The problem asks us to find the value of the product $$ a_{32} \cdot A_{32} $$, where $$ a_{32} $$ is an element of a given determinant, and $$ A_{32} $$ is its corresponding cofactor.

**step2** Identifying the element $$ a_{32} $$

The given determinant is:
$$ \begin{vmatrix}2&{-3}&5\\6&0&4\\1&5&{-7}\end{vmatrix} $$
The element $$ a_{ij} $$ refers to the element in the i-th row and j-th column.

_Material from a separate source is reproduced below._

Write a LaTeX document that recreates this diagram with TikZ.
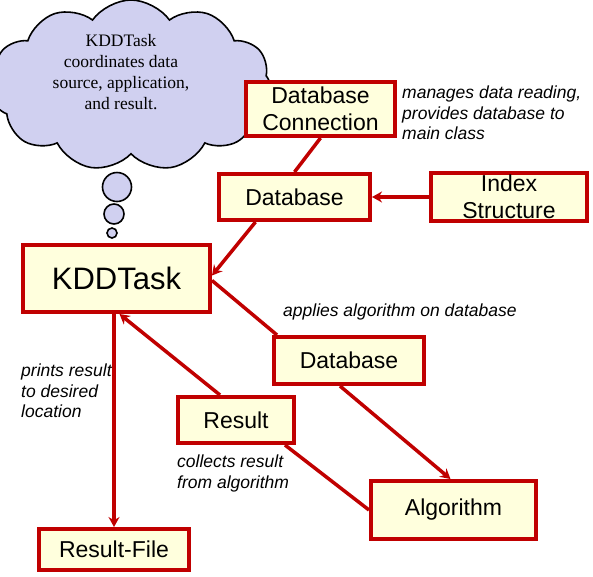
\documentclass[tikz,border=0pt]{standalone}
\usepackage{fontspec}
\setmainfont{Liberation Serif}
\setsansfont{Liberation Sans}
\usetikzlibrary{positioning,arrows.meta,shapes.symbols}
\definecolor{boxred}{RGB}{192,0,0}
\definecolor{boxfill}{RGB}{255,255,221}
\definecolor{cloudfill}{RGB}{208,208,240}

\begin{document}
\begin{tikzpicture}[
  x=1pt, y=1pt,
  every node/.style={font=\sffamily},
  box/.style={draw=boxred, line width=4pt, fill=boxfill, align=center,
              inner sep=2pt, font=\sffamily\fontsize{23}{27}\selectfont},
  note/.style={inner sep=0pt, align=left,
               font=\sffamily\itshape\fontsize{17.5}{20.5}\selectfont},
  bubble/.style={circle, draw, line width=1.6pt, fill=cloudfill, inner sep=0pt},
  arr/.style={draw=boxred, line width=3.5pt, -{Stealth[length=10pt, width=11pt]}},
  lnk/.style={draw=boxred, line width=3.5pt}
]
\useasboundingbox (0,0) rectangle (593,-576);
% thought cloud
\node[cloud, cloud puffs=11, cloud puff arc=110, aspect=1.5, draw,
      line width=1.6pt, fill=cloudfill, minimum width=282, minimum height=171]
      (thought) at (131,-85.5) {};
\node[font=\rmfamily\fontsize{17.5}{20.8}\selectfont, align=center]
      (thoughttxt) at (121,-72) {KDDTask\\coordinates data\\source, application,\\and result.};
\node[bubble, minimum size=29] (bub1) at (117,-187) {};
\node[bubble, minimum size=20] (bub2) at (114,-214) {};
\node[bubble, minimum size=10] (bub3) at (112,-233) {};
% boxes
\node[box, minimum width=187, minimum height=67,
      font=\sffamily\fontsize{31}{35}\selectfont] (kdd) at (116.5,-278.5) {KDDTask};
\node[box, minimum width=151, minimum height=46,
      above right=21pt and 5pt of kdd.north east, anchor=south west] (db1) {Database};
\node[box, minimum width=149, minimum height=54,
      above right=34pt and 27pt of db1.north west, anchor=south west] (dbc) {Database\\Connection};
\node[box, minimum width=156, minimum height=48, right=57pt of db1] (index) {Index\\Structure};
\node[box, minimum width=150, minimum height=47,
      below right=21pt and 60pt of kdd.south east, anchor=north west] (db2) {Database};
\node[box, minimum width=116, minimum height=46,
      below right=81pt and 155pt of kdd.south west, anchor=north west] (res) {Result};
\node[box, minimum width=165, minimum height=58,
      below right=93pt and 97pt of db2.south west, anchor=north west] (algo) {Algorithm};
\node[box, minimum width=150, minimum height=41,
      below right=213pt and 16pt of kdd.south west, anchor=north west] (rf) {Result-File};
% notes
\node[note, right=5pt of dbc.east, anchor=west, yshift=-4pt] (notedbc)
  {manages data reading,\\provides database to\\main class};
\node[note, above right=15pt and 11pt of db2.north west, anchor=south west] (notedb2)
  {applies algorithm on database};
\node[note, below right=50pt and 0pt of kdd.south west, anchor=north west] (notekdd)
  {prints result\\to desired\\location};
\node[note, below right=10pt and 1pt of res.south west, anchor=north west] (noteres)
  {collects result\\from algorithm};
% connectors
\draw[lnk] (dbc.south) -- (db1.north);
\draw[arr] (index.west) -- (db1.east);
\draw[arr] ([xshift=-39pt]db1.south) -- ([yshift=3pt]kdd.east);
\draw[lnk] ([yshift=-2pt]kdd.east) -- ([xshift=5pt]db2.north west);
\draw[arr] ([xshift=-9pt]db2.south) -- ([xshift=-3pt]algo.north);
\draw[lnk] (algo.west) -- ([xshift=-11pt]res.south east);
\draw[arr] ([xshift=-16pt]res.north) -- ([xshift=3pt]kdd.south);
\draw[arr] (rf.north |- kdd.south) -- (rf.north);
\end{tikzpicture}
\end{document}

Therefore, $$ a_{32} $$ is the element located in the 3rd row and 2nd column of the determinant.
Looking at the determinant:
The 3rd row is $$ \begin{bmatrix}1&5&{-7}\end{bmatrix} $$.
The 2nd element in the 3rd row is 5.
So, $$ a_{32} = 5 $$.

**step3** Understanding the Cofactor $$ A_{ij} $$

The cofactor $$ A_{ij} $$ of an element $$ a_{ij} $$ is defined as $$ (-1)^{i+j} \cdot M_{ij} $$, where $$ M_{ij} $$ is the minor of the element $$ a_{ij} $$. The minor $$ M_{ij} $$ is the determinant of the submatrix formed by removing the i-th row and j-th column from the original determinant.

**step4** Determining the sign component for $$ A_{32} $$

For the cofactor $$ A_{32} $$, we have $$ i=3 $$ and $$ j=2 $$.
The sign component is $$ (-1)^{i+j} = (-1)^{3+2} = (-1)^5 $$.
Since 5 is an odd number, $$ (-1)^5 = -1 $$.

**step5** Finding the Minor $$ M_{32} $$

To find the minor $$ M_{32} $$, we need to remove the 3rd row and the 2nd column from the original determinant:
Original determinant:
$$ \begin{vmatrix}2&{-3}&5\\6&0&4\\1&5&{-7}\end{vmatrix} $$
Removing the 3rd row (1, 5, -7) and the 2nd column (-3, 0, 5) leaves us with the following 2x2 submatrix:
$$ \begin{vmatrix}2&5\\6&4\end{vmatrix} $$
The minor $$ M_{32} $$ is the determinant of this submatrix.

**step6** Calculating the Minor $$ M_{32} $$

The determinant of a 2x2 matrix $$ \begin{vmatrix}a&b\\c&d\end{vmatrix} $$ is calculated as $$ (a \cdot d) - (b \cdot c) $$.
For $$ M_{32} = \begin{vmatrix}2&5\\6&4\end{vmatrix} $$, we calculate:
$$ M_{32} = (2 \times 4) - (5 \times 6) $$
$$ M_{32} = 8 - 30 $$
$$ M_{32} = -22 $$

**step7** Calculating the Cofactor $$ A_{32} $$

Now we combine the sign component and the minor to find the cofactor $$ A_{32} $$:
$$ A_{32} = (-1)^{3+2} \cdot M_{32} $$
$$ A_{32} = (-1) \cdot (-22) $$
$$ A_{32} = 22 $$

**step8** Calculating the final product $$ a_{32} \cdot A_{32} $$

Finally, we multiply the element $$ a_{32} $$ by its cofactor $$ A_{32} $$:
$$ a_{32} \cdot A_{32} = 5 \cdot 22 $$
To calculate $$ 5 \times 22 $$:
$$ 5 \times 20 = 100 $$
$$ 5 \times 2 = 10 $$
$$ 100 + 10 = 110 $$
So, $$ a_{32} \cdot A_{32} = 110 $$.